## GOAL
The lines to extract run from the first line of the material below to the line containing "const FONT = 'DejaVu Serif';", both included; leave the pictures behind.

● ● ● ● ●

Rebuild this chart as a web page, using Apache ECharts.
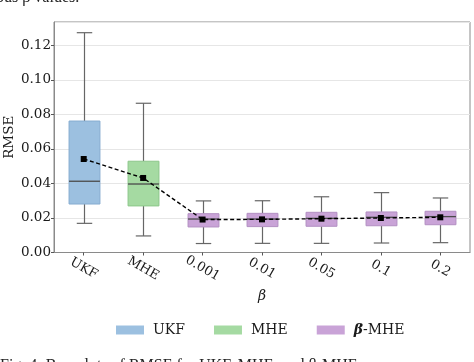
<!DOCTYPE html>
<html>
<head>
<meta charset="utf-8">
<script src="https://cdn.jsdelivr.net/npm/echarts@6/dist/echarts.min.js"></script>
<style>html,body{margin:0;padding:0;background:#fff}#c{width:474px;height:362px}</style>
</head>
<body>
<div id="c"></div>
<script>
const categories = ['UKF', 'MHE', '0.001', '0.01', '0.05', '0.1', '0.2'];
const groupOf = ['UKF', 'MHE', 'β-MHE', 'β-MHE', 'β-MHE', 'β-MHE', 'β-MHE'];
const whiskerLow = [0.0169, 0.0096, 0.0052, 0.0053, 0.0053, 0.0055, 0.0057];
const q1 = [0.0281, 0.0270, 0.0148, 0.0150, 0.0152, 0.0155, 0.0161];
const median = [0.0413, 0.0397, 0.0194, 0.0194, 0.0198, 0.0204, 0.0208];
const q3 = [0.0762, 0.0529, 0.0225, 0.0227, 0.0233, 0.0235, 0.0239];
const whiskerHigh = [0.1274, 0.0865, 0.0299, 0.0300, 0.0323, 0.0347, 0.0316];
const means = [0.0542, 0.0432, 0.0191, 0.0192, 0.0196, 0.0200, 0.0204];
const yTicks = [0, 0.02, 0.04, 0.06, 0.08, 0.10, 0.12];
const groups = ['UKF', 'MHE', 'β-MHE'];
const fills = {'UKF': '#9cc0e0', 'MHE': '#a5daa2', 'β-MHE': '#c9a3d7'};
const edges = {'UKF': '#86acd0', 'MHE': '#8cc78a', 'β-MHE': '#b28fc2'};

const FONT = 'DejaVu Serif';

function makeRender(g) {
  return function (params, api) {
    const x = api.value(0);
    const lo = api.coord([x, api.value(1)]);
    const b1 = api.coord([x, api.value(2)]);
    const md = api.coord([x, api.value(3)]);
    const b3 = api.coord([x, api.value(4)]);
    const hi = api.coord([x, api.value(5)]);
    const w = api.size([1, 0])[0] * 0.52;
    const cw = w / 2;
    const cx = Math.round(lo[0]) + 0.5;
    const ws = {stroke: '#666', lineWidth: 1.2};
    return {
      type: 'group',
      children: [
        {type: 'line', shape: {x1: cx, y1: lo[1], x2: cx, y2: b1[1]}, style: ws},
        {type: 'line', shape: {x1: cx, y1: b3[1], x2: cx, y2: hi[1]}, style: ws},
        {type: 'line', shape: {x1: cx - cw / 2, y1: lo[1], x2: cx + cw / 2, y2: lo[1]}, style: ws},
        {type: 'line', shape: {x1: cx - cw / 2, y1: hi[1], x2: cx + cw / 2, y2: hi[1]}, style: ws},
        {type: 'rect', shape: {x: cx - w / 2, y: b3[1], width: w, height: b1[1] - b3[1]},
          style: {fill: fills[g], stroke: edges[g], lineWidth: 1}},
        {type: 'line', shape: {x1: cx - w / 2, y1: md[1], x2: cx + w / 2, y2: md[1]},
          style: {stroke: '#4a4a4a', lineWidth: 1.3}}
      ]
    };
  };
}

const boxSeries = groups.map(g => ({
  name: g,
  type: 'custom',
  renderItem: makeRender(g),
  itemStyle: {color: fills[g]},
  encode: {x: 0, y: [1, 2, 3, 4, 5]},
  z: 2,
  data: categories.map((c, i) => i).filter(i => groupOf[i] === g)
    .map(i => [i, whiskerLow[i], q1[i], median[i], q3[i], whiskerHigh[i]])
}));

const chart = echarts.init(document.getElementById('c'));
chart.setOption({
  animation: false,
  backgroundColor: '#fff',
  grid: {left: 54, right: 4, top: 22, bottom: 109.5, show: true, borderColor: '#8a8a8a', borderWidth: 1,
    containLabel: false, outerBoundsMode: 'none'},
  xAxis: {
    type: 'category',
    data: categories,
    boundaryGap: true,
    name: 'β',
    nameLocation: 'middle',
    nameGap: 37,
    nameMoveOverlap: false,
    nameTextStyle: {fontFamily: FONT, fontSize: 14, fontStyle: 'italic', color: '#1a1a1a'},
    axisLine: {show: true, lineStyle: {color: '#8a8a8a'}},
    axisTick: {show: true, alignWithLabel: true, length: 3, lineStyle: {color: '#555'}},
    axisLabel: {rotate: -30, align: 'center', verticalAlign: 'middle', margin: 16,
      fontFamily: FONT, fontSize: 13, color: '#1a1a1a', interval: 0},
    splitLine: {show: false}
  },
  yAxis: {
    type: 'value',
    min: 0,
    max: 0.1336,
    interval: 0.02,
    name: 'RMSE',
    nameLocation: 'middle',
    nameGap: 38,
    nameMoveOverlap: false,
    nameTextStyle: {fontFamily: FONT, fontSize: 13.5, color: '#1a1a1a'},
    axisLine: {show: true, lineStyle: {color: '#8a8a8a'}},
    axisTick: {show: true, length: 3, lineStyle: {color: '#555'}},
    axisLabel: {showMaxLabel: false, margin: 3, fontFamily: FONT, fontSize: 13.5, color: '#1a1a1a',
      formatter: v => (yTicks.some(t => Math.abs(t - v) < 1e-9) ? v.toFixed(2) : '')},
    splitLine: {show: true, lineStyle: {color: '#e6e6e6', width: 1}}
  },
  legend: {
    data: groups,
    icon: 'rect',
    itemWidth: 28,
    itemHeight: 9,
    itemGap: 29,
    left: 111,
    top: 318,
    formatter: n => n === 'β-MHE' ? '{b|β}-MHE' : n,
    textStyle: {fontFamily: FONT, fontSize: 14, color: '#1a1a1a', padding: [0, 0, 0, 4],
      rich: {b: {fontFamily: FONT, fontSize: 14, fontStyle: 'italic', fontWeight: 'bold', color: '#1a1a1a'}}}
  },
  graphic: [
    {type: 'text', left: -4, top: -10, style: {text: 'ous β values.', font: '16px "Liberation Serif"', fill: '#222'}},
    {type: 'text', left: 0, top: 358, style: {text: 'Fig. 4: Box plots of RMSE for UKF, MHE, and β-MHE', font: '16px "Liberation Serif"', fill: '#222'}}
  ],
  series: boxSeries.concat([{
    name: 'mean',
    type: 'line',
    data: means,
    symbol: 'rect',
    symbolSize: 6,
    z: 5,
    itemStyle: {color: '#000'},
    lineStyle: {color: '#000', width: 1.4, type: [4, 2.5]}
  }])
});
</script>
</body>
</html>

● ● ● ● ●

## FINISHED EXERCISE
Rebuild this chart as a web page, using Apache ECharts.
<!DOCTYPE html>
<html>
<head>
<meta charset="utf-8">
<script src="https://cdn.jsdelivr.net/npm/echarts@6/dist/echarts.min.js"></script>
<style>html,body{margin:0;padding:0;background:#fff}#c{width:474px;height:362px}</style>
</head>
<body>
<div id="c"></div>
<script>
const categories = ['UKF', 'MHE', '0.001', '0.01', '0.05', '0.1', '0.2'];
const groupOf = ['UKF', 'MHE', 'β-MHE', 'β-MHE', 'β-MHE', 'β-MHE', 'β-MHE'];
const whiskerLow = [0.0169, 0.0096, 0.0052, 0.0053, 0.0053, 0.0055, 0.0057];
const q1 = [0.0281, 0.0270, 0.0148, 0.0150, 0.0152, 0.0155, 0.0161];
const median = [0.0413, 0.0397, 0.0194, 0.0194, 0.0198, 0.0204, 0.0208];
const q3 = [0.0762, 0.0529, 0.0225, 0.0227, 0.0233, 0.0235, 0.0239];
const whiskerHigh = [0.1274, 0.0865, 0.0299, 0.0300, 0.0323, 0.0347, 0.0316];
const means = [0.0542, 0.0432, 0.0191, 0.0192, 0.0196, 0.0200, 0.0204];
const yTicks = [0, 0.02, 0.04, 0.06, 0.08, 0.10, 0.12];
const groups = ['UKF', 'MHE', 'β-MHE'];
const fills = {'UKF': '#9cc0e0', 'MHE': '#a5daa2', 'β-MHE': '#c9a3d7'};
const edges = {'UKF': '#86acd0', 'MHE': '#8cc78a', 'β-MHE': '#b28fc2'};

const FONT = 'DejaVu Serif';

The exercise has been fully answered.